Begin GIVEN RECORDS

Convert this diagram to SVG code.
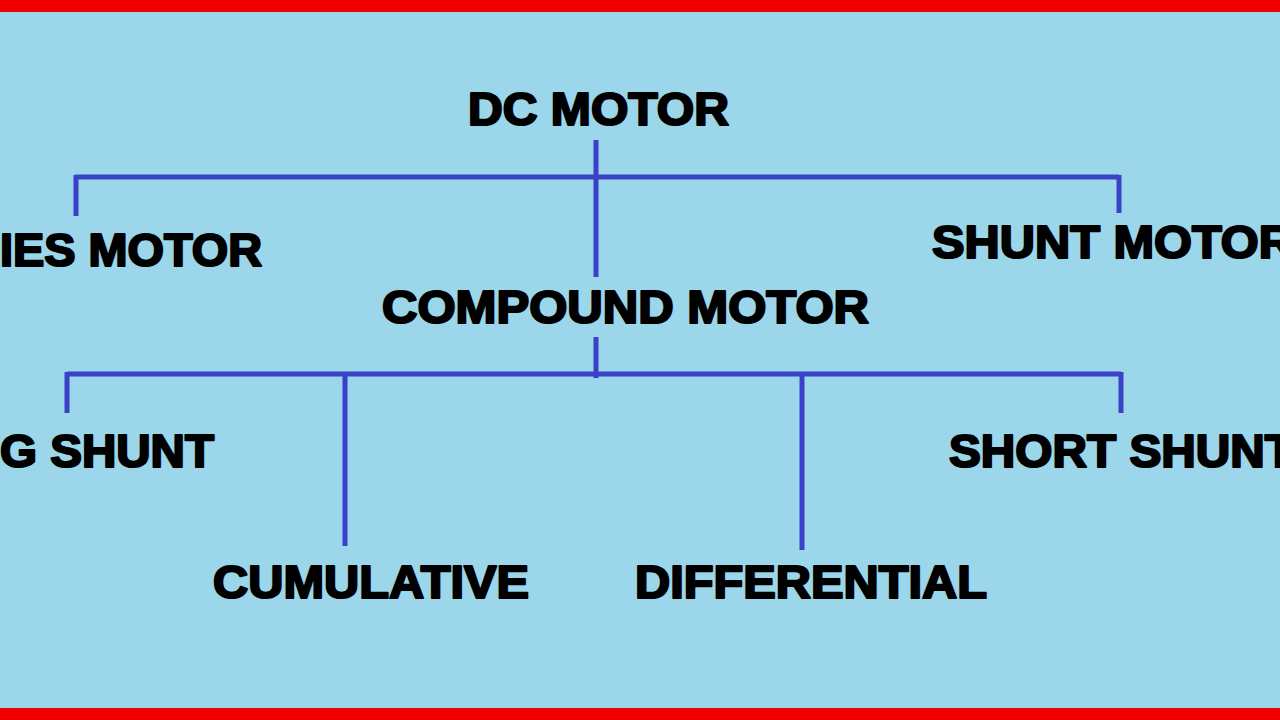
<svg xmlns="http://www.w3.org/2000/svg" width="1280" height="720" viewBox="0 0 1280 720">
<style>
.t{font-family:"Liberation Sans",Arial,sans-serif;font-weight:bold;font-size:46px;fill:#000;stroke:#000;stroke-width:2.2;stroke-linejoin:round}
.c{stroke:#3a41c6;stroke-width:5;fill:none}
</style>
<rect width="1280" height="720" fill="#9bd6ea"/>
<rect width="1280" height="12" fill="#f00000"/>
<rect y="708" width="1280" height="12" fill="#f00000"/>
<g id="connectors" class="c">
<path d="M596 140V277M75 177H1119M76 175V216M1119 175V213"/>
<path d="M596 337V378M67 374H1121M67 372V413M345 372V546M802 372V550M1121 372V413"/>
</g>
<g id="dc"><text class="t" x="468" y="125" textLength="261" lengthAdjust="spacingAndGlyphs">DC MOTOR</text></g>
<g id="series"><text class="t" x="0" y="266" textLength="262" lengthAdjust="spacingAndGlyphs">IES MOTOR</text></g>
<g id="shunt"><text class="t" x="932" y="258" textLength="362" lengthAdjust="spacingAndGlyphs">SHUNT MOTOR</text></g>
<g id="compound"><text class="t" x="382" y="323" textLength="487" lengthAdjust="spacingAndGlyphs">COMPOUND MOTOR</text></g>
<g id="long"><text class="t" x="0" y="467" textLength="214" lengthAdjust="spacingAndGlyphs">G SHUNT</text></g>
<g id="short"><text class="t" x="949" y="467" textLength="345" lengthAdjust="spacingAndGlyphs">SHORT SHUNT</text></g>
<g id="cumulative"><text class="t" x="213" y="598" textLength="316" lengthAdjust="spacingAndGlyphs">CUMULATIVE</text></g>
<g id="differential"><text class="t" x="635" y="598" textLength="352" lengthAdjust="spacingAndGlyphs">DIFFERENTIAL</text></g>
</svg>
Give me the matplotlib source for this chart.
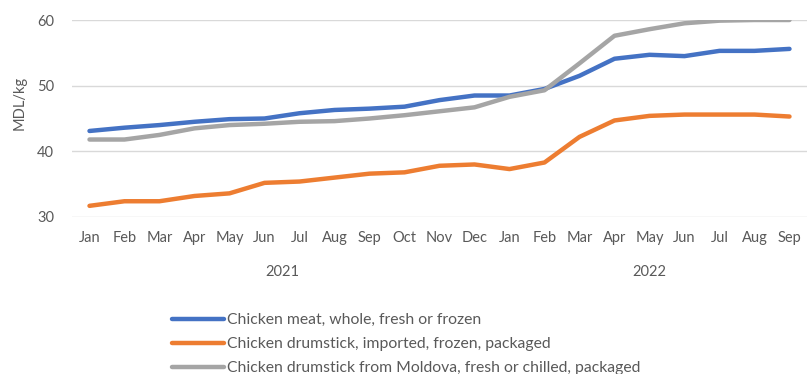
import numpy as np
import matplotlib
matplotlib.use("Agg")
import matplotlib.pyplot as plt
from matplotlib import transforms

# monthly prices, Jan 2021 .. Sep 2022
months = ["Jan", "Feb", "Mar", "Apr", "May", "Jun", "Jul", "Aug", "Sep", "Oct", "Nov", "Dec",
          "Jan", "Feb", "Mar", "Apr", "May", "Jun", "Jul", "Aug", "Sep"]
years = ["2021", "2022"]
year_span = [(0, 11), (12, 20)]

whole = [43.1, 43.6, 44.0, 44.5, 44.9, 45.0, 45.8, 46.3, 46.5, 46.8, 47.8, 48.5,
         48.5, 49.5, 51.5, 54.1, 54.7, 54.5, 55.3, 55.3, 55.6]
imported = [31.7, 32.4, 32.4, 33.2, 33.6, 35.2, 35.4, 36.0, 36.6, 36.8, 37.8, 38.0,
            37.3, 38.3, 42.2, 44.7, 45.4, 45.6, 45.6, 45.6, 45.3]
moldova = [41.8, 41.8, 42.5, 43.5, 44.0, 44.2, 44.5, 44.6, 45.0, 45.5, 46.1, 46.7,
           48.3, 49.3, 53.4, 57.6, 58.6, 59.5, 59.9, 60.0, 60.0]

labels = ["Chicken meat, whole, fresh or frozen",
          "Chicken drumstick, imported, frozen, packaged",
          "Chicken drumstick from Moldova, fresh or chilled, packaged"]
colors = ["#4472C4", "#ED7D31", "#A5A5A5"]

plt.rcParams['font.family'] = ['Lato', 'DejaVu Sans']
txt = "#595959"

fig = plt.figure(figsize=(8.07, 3.74), dpi=100)
W, H = 807, 374
ax = fig.add_axes([72 / W, 1 - 217 / H, (807 - 72) / W, (217 - 20) / H])

x = np.arange(len(months))
for ys, c, lab in zip([whole, imported, moldova], colors, labels):
    ax.plot(x, ys, color=c, lw=3.2, label=lab, solid_capstyle="round", solid_joinstyle="round")

ax.set_xlim(-0.5, len(months) - 0.5)
ax.set_ylim(30, 60)
ax.set_yticks([30, 40, 50, 60])
ax.grid(axis="y", color="#D9D9D9", lw=1.0)
ax.set_axisbelow(True)
for s in ax.spines.values():
    s.set_visible(False)
ax.set_xticks(x)
ax.set_xticklabels(months)
ax.tick_params(axis="x", length=0, pad=10, labelsize=10.5, labelcolor=txt)
ax.tick_params(axis="y", length=0, pad=13, labelsize=10.5, labelcolor=txt)

# year labels under the month labels
trans = transforms.blended_transform_factory(ax.transData, fig.transFigure)
for yr, (a, b) in zip(years, year_span):
    ax.text((a + b) / 2, 1 - 272 / H, yr, transform=trans, ha="center", va="center",
            fontsize=10.5, color=txt)

fig.text(20 / W, 1 - 103 / H, "MDL/kg", rotation=90, ha="center", va="center",
         fontsize=10.5, color=txt)

leg = fig.legend(loc="upper left", bbox_to_anchor=(166 / W, 1 - 307 / H), frameon=False,
                 fontsize=11.3, handlelength=3.3, handletextpad=0.2, labelspacing=0.64,
                 labelcolor=txt, borderaxespad=0)

fig.savefig("out.png", dpi=100)
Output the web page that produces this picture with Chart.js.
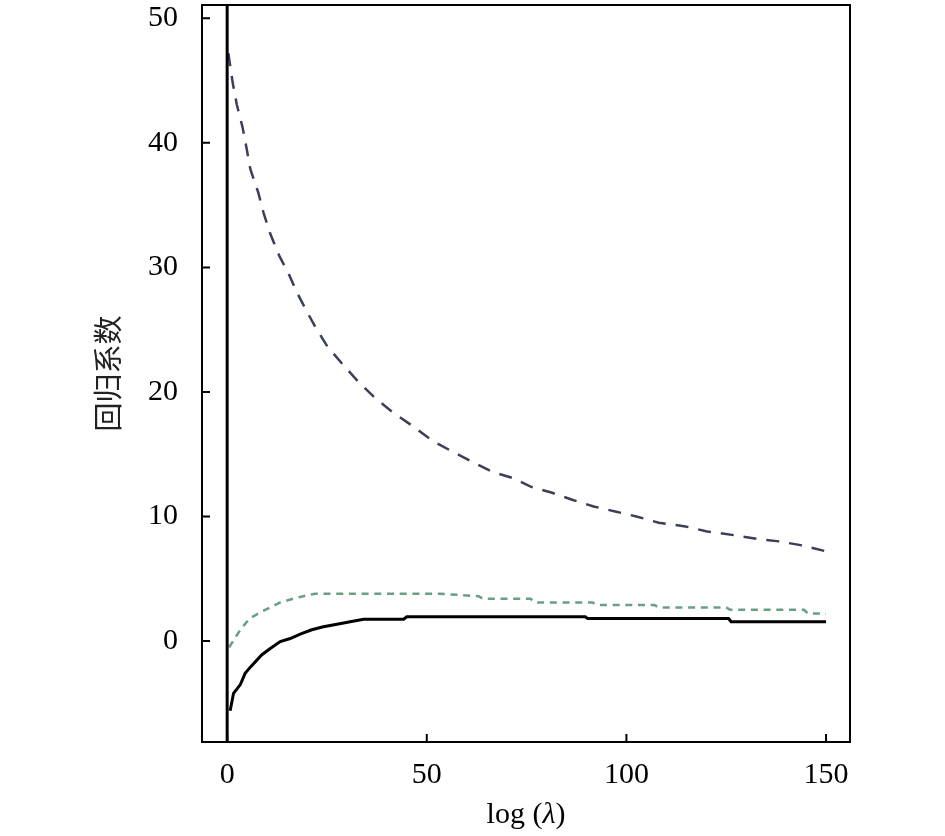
<!DOCTYPE html>
<html lang="zh">
<head>
    <meta charset="UTF-8">
    <script src="https://cdn.jsdelivr.net/npm/chart.js"></script>
    <title>回归系数</title>
    <style>
        body { margin: 0; background: #fff; }
        #box { width: 945px; height: 836px; }
    </style>
</head>
<body>
    <div id="box">
        <canvas id="coef"></canvas>
    </div>
<script>
    // axis limits and tick labels
    const xMin = -6.3, xMax = 156;
    const yMin = -8.11, yMax = 51.07;
    const xTicks = [0, 50, 100, 150];
    const yTicks = [0, 10, 20, 30, 40, 50];

    // dark dashed curve
    const darkX = [0.3, 1.4, 2.4, 3.9, 4.9, 5.8, 7.8, 9.1, 10.8, 13.1, 15.4, 17.3, 19.4, 22.1, 25.0, 28.7, 32.9, 37.1, 41.7, 46.3,
                   51.3, 55.9, 61.3, 66.3, 71.4, 76.0, 81.4, 86.8, 91.8, 97.2, 102.5, 108.1, 114.8, 120.2, 126.9, 132.7, 138.2, 143.6, 150];
    const darkY = [47.2, 44.8, 43.1, 41.2, 39.5, 37.9, 36.0, 34.4, 32.7, 30.9, 29.5, 28.1, 26.8, 25.2, 23.7, 22.3, 20.8, 19.5, 18.3, 17.3,
                   16.1, 15.3, 14.4, 13.6, 13.1, 12.4, 11.9, 11.3, 10.8, 10.4, 10.0, 9.5, 9.2, 8.8, 8.5, 8.2, 8.0, 7.7, 7.2];

    // green dashed curve
    const greenX = [0.5, 3.3, 5.6, 8.3, 10.8, 13.3, 16.6, 19.1, 22, 53, 63, 64, 76, 77, 91.5, 92.5, 107, 108, 125, 126, 144.5, 145.5, 150];
    const greenY = [-0.5, 0.9, 1.8, 2.3, 2.7, 3.1, 3.4, 3.6, 3.8, 3.8, 3.6, 3.4, 3.4, 3.1, 3.1, 2.9, 2.9, 2.7, 2.7, 2.5, 2.5, 2.2, 2.2];

    // black solid curve
    const blackX = [0.75, 1.6, 3.3, 4.5, 5.8, 8.7, 10.8, 13.3, 15.8, 18.3, 21.2, 24.1, 27.5, 30.8, 34.2, 44.2, 45, 89.7, 90.3, 125.6, 126.2, 150];
    const blackY = [-5.6, -4.2, -3.5, -2.6, -2.1, -1.1, -0.6, -0.05, 0.2, 0.55, 0.9, 1.15, 1.35, 1.55, 1.75, 1.75, 1.95, 1.95, 1.8, 1.8, 1.55, 1.55];

    // vertical line at lambda = 0
    const vertX = [0, 0];
    const vertY = [yMax, yMin];

    function pts(xs, ys) {
        return xs.map((x, i) => ({ x: x, y: ys[i] }));
    }

    const serif = '"Liberation Serif", "Times New Roman", serif';

    // frame, inward tick marks, x title with italic lambda
    const frame = {
        id: 'frame',
        afterDraw(chart) {
            const { ctx, chartArea: a } = chart;
            const xs = chart.scales.x, ys = chart.scales.y;
            ctx.save();
            ctx.strokeStyle = '#000';
            ctx.lineWidth = 2;
            ctx.strokeRect(a.left, a.top, a.right - a.left, a.bottom - a.top);
            ctx.beginPath();
            xTicks.forEach(v => {
                const p = xs.getPixelForValue(v);
                ctx.moveTo(p, a.bottom);
                ctx.lineTo(p, a.bottom - 8);
            });
            yTicks.forEach(v => {
                const p = ys.getPixelForValue(v);
                ctx.moveTo(a.left, p);
                ctx.lineTo(a.left + 8, p);
            });
            ctx.stroke();

            // x axis title
            const parts = [['log (', ''], ['λ', 'italic '], [')', '']];
            let w = 0;
            parts.forEach(p => { ctx.font = p[1] + '30px ' + serif; w += ctx.measureText(p[0]).width; });
            let x = (a.left + a.right) / 2 - w / 2;
            ctx.fillStyle = '#000';
            ctx.textBaseline = 'alphabetic';
            ctx.textAlign = 'left';
            parts.forEach(p => {
                ctx.font = p[1] + '30px ' + serif;
                ctx.fillText(p[0], x, 823);
                x += ctx.measureText(p[0]).width;
            });
            ctx.restore();
        }
    };

    new Chart(document.getElementById('coef'), {
        type: 'line',
        data: {
            datasets: [
                { data: pts(vertX, vertY), borderColor: '#000', borderWidth: 3 },
                { data: pts(darkX, darkY), borderColor: '#3b3f58', borderWidth: 2.5, borderDash: [13, 10] },
                { data: pts(greenX, greenY), borderColor: '#6a9f86', borderWidth: 2.5, borderDash: [7, 5.7] },
                { data: pts(blackX, blackY), borderColor: '#000', borderWidth: 3 }
            ]
        },
        options: {
            responsive: true,
            maintainAspectRatio: false,
            animation: false,
            layout: { padding: { top: 5, right: 95, left: 0, bottom: 0 } },
            elements: { point: { radius: 0 }, line: { tension: 0 } },
            plugins: { legend: { display: false }, tooltip: { enabled: false } },
            scales: {
                x: {
                    type: 'linear',
                    min: xMin,
                    max: xMax,
                    afterBuildTicks: s => { s.ticks = xTicks.map(v => ({ value: v })); },
                    afterFit: s => { s.height = 94; s.paddingLeft = 0; s.paddingRight = 0; },
                    grid: { display: false, drawTicks: false },
                    border: { display: false },
                    ticks: { color: '#000', padding: 15, maxRotation: 0, font: { family: serif, size: 30 } }
                },
                y: {
                    type: 'linear',
                    min: yMin,
                    max: yMax,
                    afterBuildTicks: s => { s.ticks = yTicks.map(v => ({ value: v })); },
                    afterFit: s => { s.width = 202; s.paddingTop = 0; s.paddingBottom = 0; },
                    grid: { display: false, drawTicks: false },
                    border: { display: false },
                    ticks: { color: '#000', padding: 24, font: { family: serif, size: 30 } },
                    title: {
                        display: true,
                        text: '回归系数',
                        color: '#222',
                        padding: { top: 91, bottom: 0 },
                        font: { family: '"Noto Sans CJK SC", sans-serif', size: 29 }
                    }
                }
            }
        },
        plugins: [frame]
    });
</script>
</body>
</html>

End GIVEN RECORDS

* [WHAT IS EXPECTED]:
Take the lines from the one holding "Give me the matplotlib source for this chart." to the one holding "from matplotlib import transforms", both lines included, and give them again exactly, with no pictures.

* [ANSWER TO THIS TASK]:
Give me the matplotlib source for this chart.
import numpy as np
import matplotlib
matplotlib.use("Agg")
import matplotlib.pyplot as plt
from matplotlib import transforms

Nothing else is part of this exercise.